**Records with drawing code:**
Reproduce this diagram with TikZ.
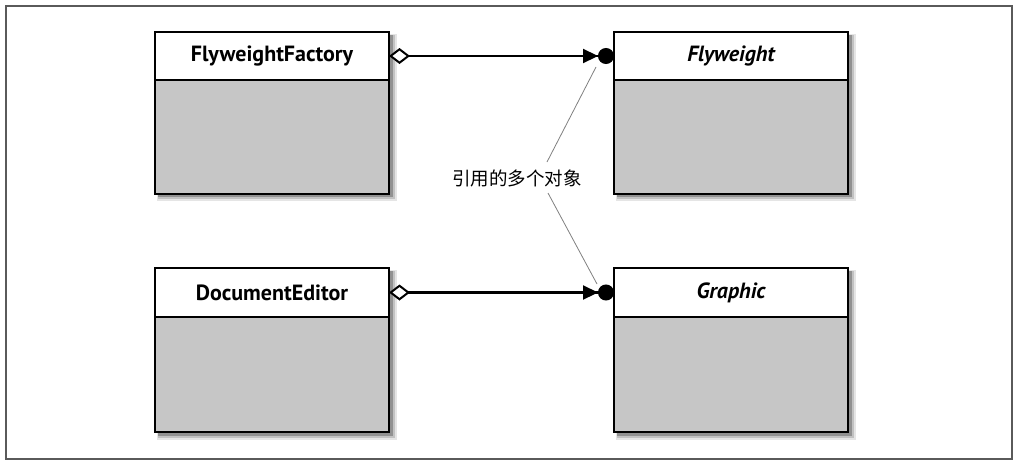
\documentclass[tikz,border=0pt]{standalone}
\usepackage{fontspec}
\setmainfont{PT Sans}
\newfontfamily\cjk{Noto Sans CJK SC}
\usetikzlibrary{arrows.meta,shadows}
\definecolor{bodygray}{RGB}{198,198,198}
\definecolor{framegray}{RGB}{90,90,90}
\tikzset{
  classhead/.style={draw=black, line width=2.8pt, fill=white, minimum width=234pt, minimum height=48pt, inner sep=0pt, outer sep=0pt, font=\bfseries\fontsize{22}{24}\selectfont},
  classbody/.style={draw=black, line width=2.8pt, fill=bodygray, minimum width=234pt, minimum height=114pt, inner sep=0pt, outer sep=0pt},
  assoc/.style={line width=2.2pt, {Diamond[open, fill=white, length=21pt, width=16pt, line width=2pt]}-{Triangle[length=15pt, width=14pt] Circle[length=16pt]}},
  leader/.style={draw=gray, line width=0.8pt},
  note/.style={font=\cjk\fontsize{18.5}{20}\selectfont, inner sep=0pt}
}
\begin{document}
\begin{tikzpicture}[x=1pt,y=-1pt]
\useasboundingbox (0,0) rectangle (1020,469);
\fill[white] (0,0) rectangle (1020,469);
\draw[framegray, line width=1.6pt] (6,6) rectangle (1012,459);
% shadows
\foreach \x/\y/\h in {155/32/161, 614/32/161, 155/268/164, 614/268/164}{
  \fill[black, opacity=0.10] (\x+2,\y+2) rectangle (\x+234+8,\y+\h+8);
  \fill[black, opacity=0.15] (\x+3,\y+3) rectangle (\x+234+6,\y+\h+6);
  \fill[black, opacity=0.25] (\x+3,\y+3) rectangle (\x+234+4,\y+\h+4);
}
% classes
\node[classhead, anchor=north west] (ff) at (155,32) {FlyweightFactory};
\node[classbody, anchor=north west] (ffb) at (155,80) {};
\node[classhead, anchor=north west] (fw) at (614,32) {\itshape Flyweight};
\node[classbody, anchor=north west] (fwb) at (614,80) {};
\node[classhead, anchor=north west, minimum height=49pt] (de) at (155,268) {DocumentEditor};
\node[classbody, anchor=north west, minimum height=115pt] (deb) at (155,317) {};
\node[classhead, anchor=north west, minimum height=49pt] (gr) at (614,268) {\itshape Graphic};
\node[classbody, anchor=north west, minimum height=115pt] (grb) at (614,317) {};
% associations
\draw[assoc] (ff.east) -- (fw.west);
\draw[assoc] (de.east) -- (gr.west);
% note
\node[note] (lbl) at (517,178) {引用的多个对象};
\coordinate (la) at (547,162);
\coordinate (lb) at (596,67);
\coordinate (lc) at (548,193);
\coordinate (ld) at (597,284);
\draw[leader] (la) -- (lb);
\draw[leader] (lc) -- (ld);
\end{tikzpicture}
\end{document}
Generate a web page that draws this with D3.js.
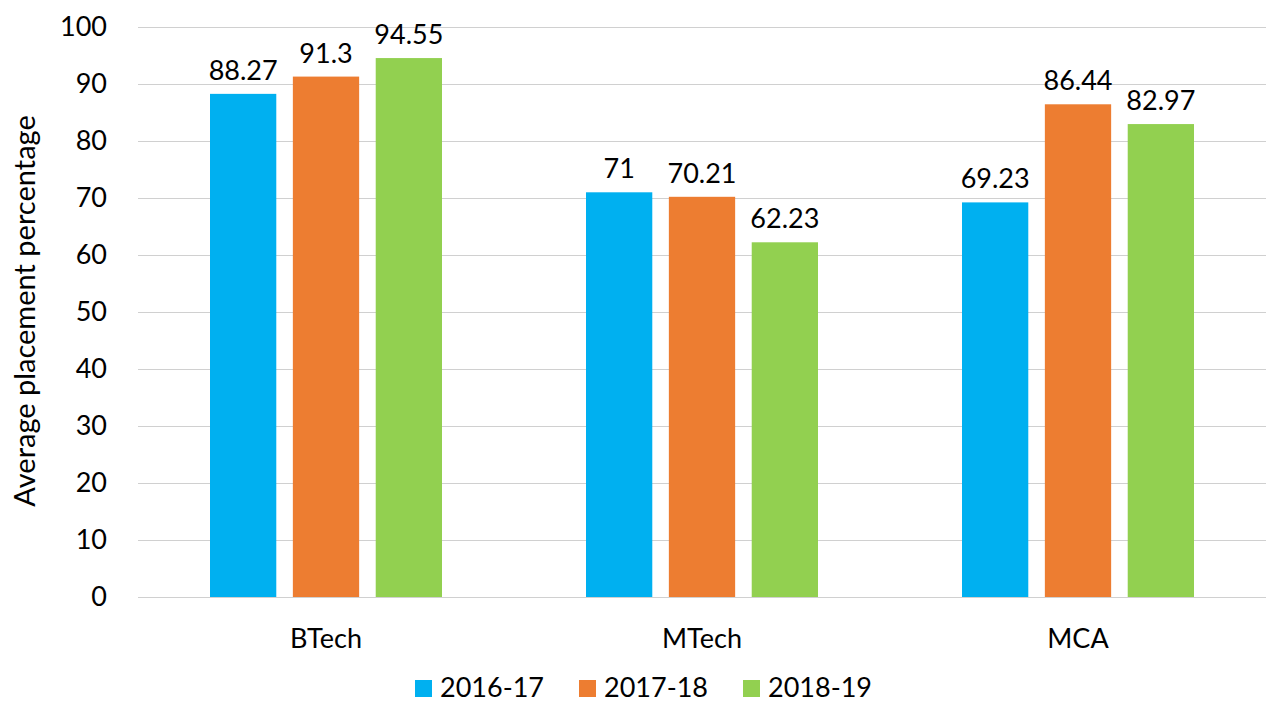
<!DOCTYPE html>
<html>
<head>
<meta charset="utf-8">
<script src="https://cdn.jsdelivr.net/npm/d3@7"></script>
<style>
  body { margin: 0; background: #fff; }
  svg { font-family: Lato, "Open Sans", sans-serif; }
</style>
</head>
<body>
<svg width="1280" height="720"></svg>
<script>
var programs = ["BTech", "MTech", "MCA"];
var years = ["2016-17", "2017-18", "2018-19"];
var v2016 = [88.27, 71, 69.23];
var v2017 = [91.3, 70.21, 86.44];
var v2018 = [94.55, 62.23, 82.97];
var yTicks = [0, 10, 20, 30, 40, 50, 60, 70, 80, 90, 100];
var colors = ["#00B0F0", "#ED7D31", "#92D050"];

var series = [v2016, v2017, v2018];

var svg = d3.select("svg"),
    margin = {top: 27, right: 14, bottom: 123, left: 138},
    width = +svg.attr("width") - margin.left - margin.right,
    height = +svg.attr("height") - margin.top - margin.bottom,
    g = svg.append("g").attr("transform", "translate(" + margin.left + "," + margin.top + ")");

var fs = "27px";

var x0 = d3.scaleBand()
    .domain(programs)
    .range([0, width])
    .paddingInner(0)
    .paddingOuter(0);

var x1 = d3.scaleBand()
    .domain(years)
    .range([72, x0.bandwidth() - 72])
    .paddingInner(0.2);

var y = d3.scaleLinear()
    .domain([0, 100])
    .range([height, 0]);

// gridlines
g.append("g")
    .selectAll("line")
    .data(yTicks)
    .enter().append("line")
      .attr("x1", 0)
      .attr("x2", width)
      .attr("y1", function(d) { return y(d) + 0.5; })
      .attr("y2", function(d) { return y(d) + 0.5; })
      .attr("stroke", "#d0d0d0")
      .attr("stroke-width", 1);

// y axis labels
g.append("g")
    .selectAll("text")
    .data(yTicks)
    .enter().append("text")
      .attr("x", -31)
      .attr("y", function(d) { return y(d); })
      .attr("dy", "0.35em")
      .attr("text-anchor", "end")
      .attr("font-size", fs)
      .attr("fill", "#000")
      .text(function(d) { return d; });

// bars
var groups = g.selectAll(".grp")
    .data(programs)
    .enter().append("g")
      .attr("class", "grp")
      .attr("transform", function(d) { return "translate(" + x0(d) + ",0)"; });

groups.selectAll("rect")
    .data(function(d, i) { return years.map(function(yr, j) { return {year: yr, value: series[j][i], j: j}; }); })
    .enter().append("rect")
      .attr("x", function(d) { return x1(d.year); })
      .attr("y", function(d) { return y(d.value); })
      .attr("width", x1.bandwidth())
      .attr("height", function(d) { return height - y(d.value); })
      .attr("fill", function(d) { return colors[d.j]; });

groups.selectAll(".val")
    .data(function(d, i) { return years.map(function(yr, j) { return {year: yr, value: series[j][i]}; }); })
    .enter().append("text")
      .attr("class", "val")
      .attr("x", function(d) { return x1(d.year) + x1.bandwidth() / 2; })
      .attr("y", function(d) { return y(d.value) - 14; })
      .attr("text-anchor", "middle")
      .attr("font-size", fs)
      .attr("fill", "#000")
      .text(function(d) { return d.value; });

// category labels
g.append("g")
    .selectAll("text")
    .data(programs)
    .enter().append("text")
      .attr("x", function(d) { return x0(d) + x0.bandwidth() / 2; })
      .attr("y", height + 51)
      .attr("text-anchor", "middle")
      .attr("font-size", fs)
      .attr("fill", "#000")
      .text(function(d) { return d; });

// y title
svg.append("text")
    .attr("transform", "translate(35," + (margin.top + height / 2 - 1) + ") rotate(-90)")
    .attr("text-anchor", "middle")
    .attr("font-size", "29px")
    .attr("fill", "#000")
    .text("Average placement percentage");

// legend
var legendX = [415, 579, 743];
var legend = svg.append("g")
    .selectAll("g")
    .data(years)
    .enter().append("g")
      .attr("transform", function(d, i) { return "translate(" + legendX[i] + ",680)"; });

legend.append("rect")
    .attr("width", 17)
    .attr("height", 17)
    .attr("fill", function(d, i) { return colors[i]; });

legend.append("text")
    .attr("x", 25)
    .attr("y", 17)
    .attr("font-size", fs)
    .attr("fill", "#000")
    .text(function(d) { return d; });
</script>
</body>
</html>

**Stated problem:** Apart from the pictures, the entries above are to be repeated in full and exactly.

**Response:**
Reproduce this diagram with TikZ.
\documentclass[tikz,border=0pt]{standalone}
\usepackage{fontspec}
\setmainfont{PT Sans}
\newfontfamily\cjk{Noto Sans CJK SC}
\usetikzlibrary{arrows.meta,shadows}
\definecolor{bodygray}{RGB}{198,198,198}
\definecolor{framegray}{RGB}{90,90,90}
\tikzset{
  classhead/.style={draw=black, line width=2.8pt, fill=white, minimum width=234pt, minimum height=48pt, inner sep=0pt, outer sep=0pt, font=\bfseries\fontsize{22}{24}\selectfont},
  classbody/.style={draw=black, line width=2.8pt, fill=bodygray, minimum width=234pt, minimum height=114pt, inner sep=0pt, outer sep=0pt},
  assoc/.style={line width=2.2pt, {Diamond[open, fill=white, length=21pt, width=16pt, line width=2pt]}-{Triangle[length=15pt, width=14pt] Circle[length=16pt]}},
  leader/.style={draw=gray, line width=0.8pt},
  note/.style={font=\cjk\fontsize{18.5}{20}\selectfont, inner sep=0pt}
}
\begin{document}
\begin{tikzpicture}[x=1pt,y=-1pt]
\useasboundingbox (0,0) rectangle (1020,469);
\fill[white] (0,0) rectangle (1020,469);
\draw[framegray, line width=1.6pt] (6,6) rectangle (1012,459);
% shadows
\foreach \x/\y/\h in {155/32/161, 614/32/161, 155/268/164, 614/268/164}{
  \fill[black, opacity=0.10] (\x+2,\y+2) rectangle (\x+234+8,\y+\h+8);
  \fill[black, opacity=0.15] (\x+3,\y+3) rectangle (\x+234+6,\y+\h+6);
  \fill[black, opacity=0.25] (\x+3,\y+3) rectangle (\x+234+4,\y+\h+4);
}
% classes
\node[classhead, anchor=north west] (ff) at (155,32) {FlyweightFactory};
\node[classbody, anchor=north west] (ffb) at (155,80) {};
\node[classhead, anchor=north west] (fw) at (614,32) {\itshape Flyweight};
\node[classbody, anchor=north west] (fwb) at (614,80) {};
\node[classhead, anchor=north west, minimum height=49pt] (de) at (155,268) {DocumentEditor};
\node[classbody, anchor=north west, minimum height=115pt] (deb) at (155,317) {};
\node[classhead, anchor=north west, minimum height=49pt] (gr) at (614,268) {\itshape Graphic};
\node[classbody, anchor=north west, minimum height=115pt] (grb) at (614,317) {};
% associations
\draw[assoc] (ff.east) -- (fw.west);
\draw[assoc] (de.east) -- (gr.west);
% note
\node[note] (lbl) at (517,178) {引用的多个对象};
\coordinate (la) at (547,162);
\coordinate (lb) at (596,67);
\coordinate (lc) at (548,193);
\coordinate (ld) at (597,284);
\draw[leader] (la) -- (lb);
\draw[leader] (lc) -- (ld);
\end{tikzpicture}
\end{document}
Generate a web page that draws this with D3.js.
<!DOCTYPE html>
<html>
<head>
<meta charset="utf-8">
<script src="https://cdn.jsdelivr.net/npm/d3@7"></script>
<style>
  body { margin: 0; background: #fff; }
  svg { font-family: Lato, "Open Sans", sans-serif; }
</style>
</head>
<body>
<svg width="1280" height="720"></svg>
<script>
var programs = ["BTech", "MTech", "MCA"];
var years = ["2016-17", "2017-18", "2018-19"];
var v2016 = [88.27, 71, 69.23];
var v2017 = [91.3, 70.21, 86.44];
var v2018 = [94.55, 62.23, 82.97];
var yTicks = [0, 10, 20, 30, 40, 50, 60, 70, 80, 90, 100];
var colors = ["#00B0F0", "#ED7D31", "#92D050"];

var series = [v2016, v2017, v2018];

var svg = d3.select("svg"),
    margin = {top: 27, right: 14, bottom: 123, left: 138},
    width = +svg.attr("width") - margin.left - margin.right,
    height = +svg.attr("height") - margin.top - margin.bottom,
    g = svg.append("g").attr("transform", "translate(" + margin.left + "," + margin.top + ")");

var fs = "27px";

var x0 = d3.scaleBand()
    .domain(programs)
    .range([0, width])
    .paddingInner(0)
    .paddingOuter(0);

var x1 = d3.scaleBand()
    .domain(years)
    .range([72, x0.bandwidth() - 72])
    .paddingInner(0.2);

var y = d3.scaleLinear()
    .domain([0, 100])
    .range([height, 0]);

// gridlines
g.append("g")
    .selectAll("line")
    .data(yTicks)
    .enter().append("line")
      .attr("x1", 0)
      .attr("x2", width)
      .attr("y1", function(d) { return y(d) + 0.5; })
      .attr("y2", function(d) { return y(d) + 0.5; })
      .attr("stroke", "#d0d0d0")
      .attr("stroke-width", 1);

// y axis labels
g.append("g")
    .selectAll("text")
    .data(yTicks)
    .enter().append("text")
      .attr("x", -31)
      .attr("y", function(d) { return y(d); })
      .attr("dy", "0.35em")
      .attr("text-anchor", "end")
      .attr("font-size", fs)
      .attr("fill", "#000")
      .text(function(d) { return d; });

// bars
var groups = g.selectAll(".grp")
    .data(programs)
    .enter().append("g")
      .attr("class", "grp")
      .attr("transform", function(d) { return "translate(" + x0(d) + ",0)"; });

groups.selectAll("rect")
    .data(function(d, i) { return years.map(function(yr, j) { return {year: yr, value: series[j][i], j: j}; }); })
    .enter().append("rect")
      .attr("x", function(d) { return x1(d.year); })
      .attr("y", function(d) { return y(d.value); })
      .attr("width", x1.bandwidth())
      .attr("height", function(d) { return height - y(d.value); })
      .attr("fill", function(d) { return colors[d.j]; });

groups.selectAll(".val")
    .data(function(d, i) { return years.map(function(yr, j) { return {year: yr, value: series[j][i]}; }); })
    .enter().append("text")
      .attr("class", "val")
      .attr("x", function(d) { return x1(d.year) + x1.bandwidth() / 2; })
      .attr("y", function(d) { return y(d.value) - 14; })
      .attr("text-anchor", "middle")
      .attr("font-size", fs)
      .attr("fill", "#000")
      .text(function(d) { return d.value; });

// category labels
g.append("g")
    .selectAll("text")
    .data(programs)
    .enter().append("text")
      .attr("x", function(d) { return x0(d) + x0.bandwidth() / 2; })
      .attr("y", height + 51)
      .attr("text-anchor", "middle")
      .attr("font-size", fs)
      .attr("fill", "#000")
      .text(function(d) { return d; });

// y title
svg.append("text")
    .attr("transform", "translate(35," + (margin.top + height / 2 - 1) + ") rotate(-90)")
    .attr("text-anchor", "middle")
    .attr("font-size", "29px")
    .attr("fill", "#000")
    .text("Average placement percentage");

// legend
var legendX = [415, 579, 743];
var legend = svg.append("g")
    .selectAll("g")
    .data(years)
    .enter().append("g")
      .attr("transform", function(d, i) { return "translate(" + legendX[i] + ",680)"; });

legend.append("rect")
    .attr("width", 17)
    .attr("height", 17)
    .attr("fill", function(d, i) { return colors[i]; });

legend.append("text")
    .attr("x", 25)
    .attr("y", 17)
    .attr("font-size", fs)
    .attr("fill", "#000")
    .text(function(d) { return d; });
</script>
</body>
</html>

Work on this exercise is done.